• [TASK INPUT]
===============
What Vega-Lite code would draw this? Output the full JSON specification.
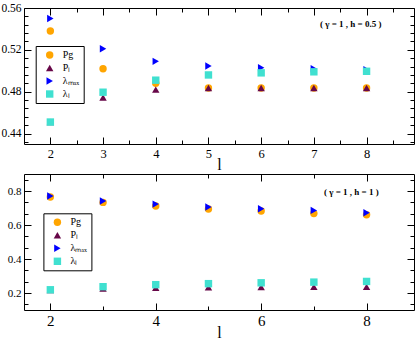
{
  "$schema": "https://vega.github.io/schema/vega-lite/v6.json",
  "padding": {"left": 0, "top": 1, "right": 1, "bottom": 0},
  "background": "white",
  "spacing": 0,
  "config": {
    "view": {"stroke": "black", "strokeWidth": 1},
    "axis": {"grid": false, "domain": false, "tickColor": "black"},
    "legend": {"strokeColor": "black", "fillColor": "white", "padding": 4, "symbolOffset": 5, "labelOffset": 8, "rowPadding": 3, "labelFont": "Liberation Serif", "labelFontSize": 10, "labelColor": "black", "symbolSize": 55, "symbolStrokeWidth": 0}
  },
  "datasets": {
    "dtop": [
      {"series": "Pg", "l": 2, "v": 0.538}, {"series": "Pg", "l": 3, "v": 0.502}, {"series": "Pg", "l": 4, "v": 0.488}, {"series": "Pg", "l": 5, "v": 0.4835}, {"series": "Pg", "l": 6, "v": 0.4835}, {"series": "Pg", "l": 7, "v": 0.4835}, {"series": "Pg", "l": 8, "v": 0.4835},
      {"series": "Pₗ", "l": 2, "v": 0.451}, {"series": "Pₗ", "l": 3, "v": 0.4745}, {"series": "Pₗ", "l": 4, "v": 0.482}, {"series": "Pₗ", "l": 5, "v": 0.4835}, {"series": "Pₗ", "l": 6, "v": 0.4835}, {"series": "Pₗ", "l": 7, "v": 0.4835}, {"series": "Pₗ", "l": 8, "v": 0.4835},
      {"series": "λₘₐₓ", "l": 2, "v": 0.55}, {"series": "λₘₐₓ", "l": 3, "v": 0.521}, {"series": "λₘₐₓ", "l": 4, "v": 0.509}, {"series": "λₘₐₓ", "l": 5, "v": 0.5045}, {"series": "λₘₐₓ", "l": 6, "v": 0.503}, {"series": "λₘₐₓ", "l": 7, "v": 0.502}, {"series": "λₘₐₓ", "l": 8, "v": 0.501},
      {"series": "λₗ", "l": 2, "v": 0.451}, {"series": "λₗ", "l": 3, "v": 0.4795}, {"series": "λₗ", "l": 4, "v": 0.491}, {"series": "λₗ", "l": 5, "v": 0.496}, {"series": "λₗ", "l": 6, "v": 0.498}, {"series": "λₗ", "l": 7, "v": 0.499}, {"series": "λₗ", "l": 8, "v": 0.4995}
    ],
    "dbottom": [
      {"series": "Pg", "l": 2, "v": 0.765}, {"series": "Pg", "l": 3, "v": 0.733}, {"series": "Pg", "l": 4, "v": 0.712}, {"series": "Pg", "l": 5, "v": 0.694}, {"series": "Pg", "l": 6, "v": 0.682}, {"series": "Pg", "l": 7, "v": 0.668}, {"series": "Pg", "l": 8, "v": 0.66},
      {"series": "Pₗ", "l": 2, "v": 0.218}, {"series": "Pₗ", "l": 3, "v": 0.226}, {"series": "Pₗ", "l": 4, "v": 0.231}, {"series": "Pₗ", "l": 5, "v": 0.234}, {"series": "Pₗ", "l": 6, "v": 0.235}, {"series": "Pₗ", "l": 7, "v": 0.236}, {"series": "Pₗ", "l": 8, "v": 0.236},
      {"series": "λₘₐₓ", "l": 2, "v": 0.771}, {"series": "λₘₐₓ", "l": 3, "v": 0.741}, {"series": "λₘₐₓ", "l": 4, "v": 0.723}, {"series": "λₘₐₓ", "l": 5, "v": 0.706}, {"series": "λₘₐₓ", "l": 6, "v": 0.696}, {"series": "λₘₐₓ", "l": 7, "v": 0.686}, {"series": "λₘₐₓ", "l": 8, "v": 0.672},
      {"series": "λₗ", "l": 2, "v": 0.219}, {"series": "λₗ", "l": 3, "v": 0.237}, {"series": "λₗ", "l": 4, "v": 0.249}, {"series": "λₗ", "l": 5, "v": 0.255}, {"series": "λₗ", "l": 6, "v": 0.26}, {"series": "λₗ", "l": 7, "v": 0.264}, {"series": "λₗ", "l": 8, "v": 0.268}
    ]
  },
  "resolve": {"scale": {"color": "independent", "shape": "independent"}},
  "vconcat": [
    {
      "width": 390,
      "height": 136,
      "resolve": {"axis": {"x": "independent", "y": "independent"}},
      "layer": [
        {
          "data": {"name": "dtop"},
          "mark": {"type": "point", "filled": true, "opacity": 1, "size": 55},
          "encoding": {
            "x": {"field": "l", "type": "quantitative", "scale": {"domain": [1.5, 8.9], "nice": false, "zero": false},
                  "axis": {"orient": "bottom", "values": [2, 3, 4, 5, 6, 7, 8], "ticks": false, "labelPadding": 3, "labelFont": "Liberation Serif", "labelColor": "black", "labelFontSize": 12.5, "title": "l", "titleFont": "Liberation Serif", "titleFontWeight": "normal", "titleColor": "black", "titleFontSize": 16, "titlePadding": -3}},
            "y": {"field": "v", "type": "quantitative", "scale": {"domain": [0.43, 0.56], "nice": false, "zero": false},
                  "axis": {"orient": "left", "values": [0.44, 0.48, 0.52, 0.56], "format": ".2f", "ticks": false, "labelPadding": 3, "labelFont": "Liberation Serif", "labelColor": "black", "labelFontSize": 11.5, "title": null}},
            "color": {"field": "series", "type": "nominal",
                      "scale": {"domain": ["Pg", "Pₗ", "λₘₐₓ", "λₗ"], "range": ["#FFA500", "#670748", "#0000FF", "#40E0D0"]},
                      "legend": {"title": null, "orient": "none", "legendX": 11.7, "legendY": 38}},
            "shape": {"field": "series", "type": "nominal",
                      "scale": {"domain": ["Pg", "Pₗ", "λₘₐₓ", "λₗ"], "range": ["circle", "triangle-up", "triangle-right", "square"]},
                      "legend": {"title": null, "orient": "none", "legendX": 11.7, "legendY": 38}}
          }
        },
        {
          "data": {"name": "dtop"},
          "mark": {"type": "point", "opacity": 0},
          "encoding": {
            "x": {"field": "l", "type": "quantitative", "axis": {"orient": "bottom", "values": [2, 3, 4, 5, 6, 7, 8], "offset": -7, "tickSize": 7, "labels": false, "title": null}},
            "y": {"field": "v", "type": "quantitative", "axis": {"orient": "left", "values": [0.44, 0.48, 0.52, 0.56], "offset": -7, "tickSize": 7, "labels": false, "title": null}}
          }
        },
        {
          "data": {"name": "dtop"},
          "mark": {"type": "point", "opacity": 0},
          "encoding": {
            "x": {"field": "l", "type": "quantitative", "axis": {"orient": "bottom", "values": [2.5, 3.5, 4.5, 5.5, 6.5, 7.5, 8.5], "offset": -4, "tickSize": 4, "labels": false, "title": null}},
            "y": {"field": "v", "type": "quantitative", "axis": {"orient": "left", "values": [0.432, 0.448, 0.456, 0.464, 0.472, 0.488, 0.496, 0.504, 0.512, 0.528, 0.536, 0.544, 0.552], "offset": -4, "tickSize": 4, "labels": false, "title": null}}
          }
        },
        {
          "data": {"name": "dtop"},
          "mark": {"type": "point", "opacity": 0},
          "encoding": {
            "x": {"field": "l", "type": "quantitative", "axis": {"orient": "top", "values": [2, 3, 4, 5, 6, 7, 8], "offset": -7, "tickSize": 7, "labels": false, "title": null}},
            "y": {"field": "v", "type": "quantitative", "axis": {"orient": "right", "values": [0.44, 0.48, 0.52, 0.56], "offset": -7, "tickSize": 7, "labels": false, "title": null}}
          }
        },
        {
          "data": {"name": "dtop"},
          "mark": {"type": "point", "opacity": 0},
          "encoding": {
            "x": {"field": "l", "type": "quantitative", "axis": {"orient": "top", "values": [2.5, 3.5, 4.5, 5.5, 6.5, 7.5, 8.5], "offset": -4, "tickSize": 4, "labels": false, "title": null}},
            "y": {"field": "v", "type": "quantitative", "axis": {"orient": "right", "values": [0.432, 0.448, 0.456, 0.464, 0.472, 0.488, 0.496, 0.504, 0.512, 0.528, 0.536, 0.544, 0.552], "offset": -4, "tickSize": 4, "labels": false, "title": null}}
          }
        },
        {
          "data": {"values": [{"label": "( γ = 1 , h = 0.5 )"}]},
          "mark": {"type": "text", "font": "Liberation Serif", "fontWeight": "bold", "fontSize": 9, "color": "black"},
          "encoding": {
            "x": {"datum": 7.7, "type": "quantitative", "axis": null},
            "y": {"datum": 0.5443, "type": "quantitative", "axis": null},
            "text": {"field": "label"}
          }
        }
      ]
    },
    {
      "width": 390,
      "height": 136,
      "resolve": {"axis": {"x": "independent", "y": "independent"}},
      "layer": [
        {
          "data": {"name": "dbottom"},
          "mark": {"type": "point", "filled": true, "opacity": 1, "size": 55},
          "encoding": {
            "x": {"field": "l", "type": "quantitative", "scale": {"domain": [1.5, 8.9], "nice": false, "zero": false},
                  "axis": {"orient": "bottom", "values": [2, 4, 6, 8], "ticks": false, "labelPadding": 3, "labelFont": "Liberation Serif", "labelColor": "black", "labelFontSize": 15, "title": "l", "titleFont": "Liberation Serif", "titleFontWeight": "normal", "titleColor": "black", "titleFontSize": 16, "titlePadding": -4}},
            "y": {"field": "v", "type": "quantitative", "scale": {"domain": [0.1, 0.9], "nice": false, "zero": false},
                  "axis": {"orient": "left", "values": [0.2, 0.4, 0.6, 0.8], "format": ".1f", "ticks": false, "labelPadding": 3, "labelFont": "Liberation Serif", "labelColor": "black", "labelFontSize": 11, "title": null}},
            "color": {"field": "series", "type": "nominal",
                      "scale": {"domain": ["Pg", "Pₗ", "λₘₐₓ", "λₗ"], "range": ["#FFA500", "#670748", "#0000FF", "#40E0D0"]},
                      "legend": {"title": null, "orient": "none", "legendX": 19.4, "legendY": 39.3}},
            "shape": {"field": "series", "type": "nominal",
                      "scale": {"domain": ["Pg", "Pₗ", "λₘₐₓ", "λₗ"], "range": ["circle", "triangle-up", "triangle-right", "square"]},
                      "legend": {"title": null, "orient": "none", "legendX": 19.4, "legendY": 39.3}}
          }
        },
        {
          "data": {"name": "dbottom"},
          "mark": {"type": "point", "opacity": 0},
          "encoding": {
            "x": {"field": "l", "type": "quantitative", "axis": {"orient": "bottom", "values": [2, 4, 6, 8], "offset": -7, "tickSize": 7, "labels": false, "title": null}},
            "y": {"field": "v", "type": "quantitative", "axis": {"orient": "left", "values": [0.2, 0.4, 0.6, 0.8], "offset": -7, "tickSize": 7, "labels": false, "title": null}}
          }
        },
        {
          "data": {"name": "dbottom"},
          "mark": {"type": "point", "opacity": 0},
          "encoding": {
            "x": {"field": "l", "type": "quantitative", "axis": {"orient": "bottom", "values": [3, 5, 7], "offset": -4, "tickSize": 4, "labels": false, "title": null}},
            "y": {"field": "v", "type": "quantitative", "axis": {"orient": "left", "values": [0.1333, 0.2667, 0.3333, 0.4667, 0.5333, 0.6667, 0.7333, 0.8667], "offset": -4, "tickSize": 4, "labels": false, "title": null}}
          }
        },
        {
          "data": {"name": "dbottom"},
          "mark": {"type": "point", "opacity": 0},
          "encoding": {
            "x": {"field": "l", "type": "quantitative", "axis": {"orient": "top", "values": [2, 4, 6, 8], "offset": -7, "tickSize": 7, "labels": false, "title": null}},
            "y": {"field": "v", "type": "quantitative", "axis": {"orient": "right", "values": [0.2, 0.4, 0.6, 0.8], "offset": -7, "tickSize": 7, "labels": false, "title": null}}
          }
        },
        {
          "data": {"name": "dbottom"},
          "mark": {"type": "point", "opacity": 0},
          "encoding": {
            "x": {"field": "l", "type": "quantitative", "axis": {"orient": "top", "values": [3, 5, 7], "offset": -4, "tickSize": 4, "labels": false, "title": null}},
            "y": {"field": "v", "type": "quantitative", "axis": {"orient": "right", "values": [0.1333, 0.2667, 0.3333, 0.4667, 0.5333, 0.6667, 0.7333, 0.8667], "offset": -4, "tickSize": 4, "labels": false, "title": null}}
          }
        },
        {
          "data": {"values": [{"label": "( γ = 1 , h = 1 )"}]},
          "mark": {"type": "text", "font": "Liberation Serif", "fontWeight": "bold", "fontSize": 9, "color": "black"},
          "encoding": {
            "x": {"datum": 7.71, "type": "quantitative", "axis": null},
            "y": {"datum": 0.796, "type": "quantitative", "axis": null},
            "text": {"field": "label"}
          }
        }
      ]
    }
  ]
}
===============
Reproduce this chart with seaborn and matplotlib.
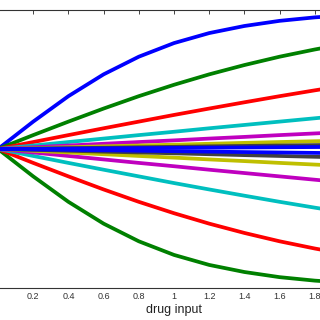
===============
• [WHAT TO WORK ON] Only a number is wanted here: how many lines in the data above include the string "this"?

• [COMPLETE ANSWER] 2